And consumers, if the commission allows, of course the commission can choose to not allow cost recovery on all these cost overruns, which is what I think they should do because there are independent monitors, there’s an independent Vogtel monitor that files a report every six months to a year. And there’s also public service commission staff that are working on providing oversight. And there is extensive reporting from both entities that this project has been mismanaged, that the management onsite skip steps, try to double up testing, don’t do the paperwork they’re required to do, don’t follow IEEE engineering standards and on and on. There’s no scenario in which a for-profit company would miss their budget by more than twice as much miss their delivery window that they’ve committed to by more than seven years and still make a profit on all of it. So a monopoly shouldn’t be able to do that either.

And that’s what I think the commission is, where they have failed the people of Georgia. That’s one of many ways where they failed the people of Georgia in this plant. And lemme just end by saying 34 billion is not the total cost, that’s just direct costs. There are a lot of indirect costs that are not included in that. And I’ve been encouraging the media here in Georgia to do better at reporting those indirect costs because for example, the commission gives Georgia Power unusually high profit margins, a very high return on equity. The average return on equity for utilities is 9.5% in 2019. The commission gave Georgia Power 10.5% and they can earn up to 12% from this thing called an earnings band. The commission also gave Georgia Power an upside down capital structure where they have a different debt to equity ratio that delivers more profits for Georgia power. All these things together are done to prevent Wall Street from punishing Southern Company, the parent of Georgia Power, in their stock and to prevent credit agencies from downgrading bonds because the risk is so high for this plant that their stocks and bonds would be downgraded or decline if the commission weren’t doing a backstop with delivering wheelbarrows full of profits. None of that’s counted toward the cost of plant Vogtle and it should be. That’s another failure from the commission.

John Farrell: I just wanna mention one article I saw in the last year that I thought was also really interesting on the topic of the earnings that are allowed for Georgia power and the return on equity. So you mentioned that, you know, the national average for these regulated utilities is about 9.5%, so it’s a full percentage point higher for Georgia Power and as well as some other protections are like the potential for increasing those earnings. The Pearl Street Station Finance Lab did a really interesting analysis of return on equity. It’s a chart that I love to trot out on Twitter every once in a while, but basically, you know, looked at it back dating back to the 1970s and in the past the equity guarantees that we gave monopoly utilities was really pegged to other very low risk investments. Cuz as you’ve indicated right, the public service commissions are often protecting these utilities from market risk. And so things like the value of treasury securities for example might be, might have been a common benchmark, but there’s an interesting trend over the past 40 to 50 years of divergence where utility return on equity has remained very high, whereas other lower risk investments, especially when in that low interest rate environment we had in the past couple years we’re down at like one or 2%. So it’s really striking just in general, like even the average nationally, not even Georgia Power in particular seems to have very high earnings potential for a business that has a lot of protections from risk.

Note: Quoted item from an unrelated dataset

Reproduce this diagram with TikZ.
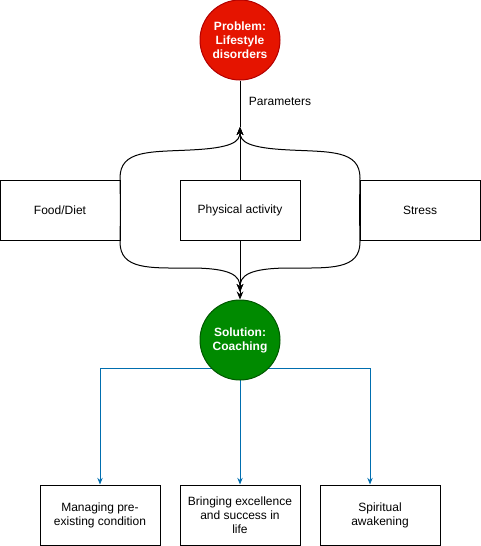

Patty Durand: That’s right. I’ve seen that study and that’s very compelling and disappointing for those of us that care about keeping costs low, so more people can afford the essential service of electricity. And that’s not the only place. There’s an energy policy newsletter, I don’t know what they would call themselves, a scholarly set of articles called Energy Policy and they did a report called Utility Return on Equity, a Puzzle. And then the whole study was on why is return on equity for utilities is unhinged from market risk. And I think I posted a cover shot of that headline and I said, is it really a puzzle? I think we know why <laugh> <laugh>, I think we know why. It’s because so many commissions are in regulatory capture and defer to the preferences and pressures of the regulated that they shouldn’t be. But they are, they clearly are. So that’s unfortunate for people struggling to pay bills that utilities are doing so well financially to their detriment.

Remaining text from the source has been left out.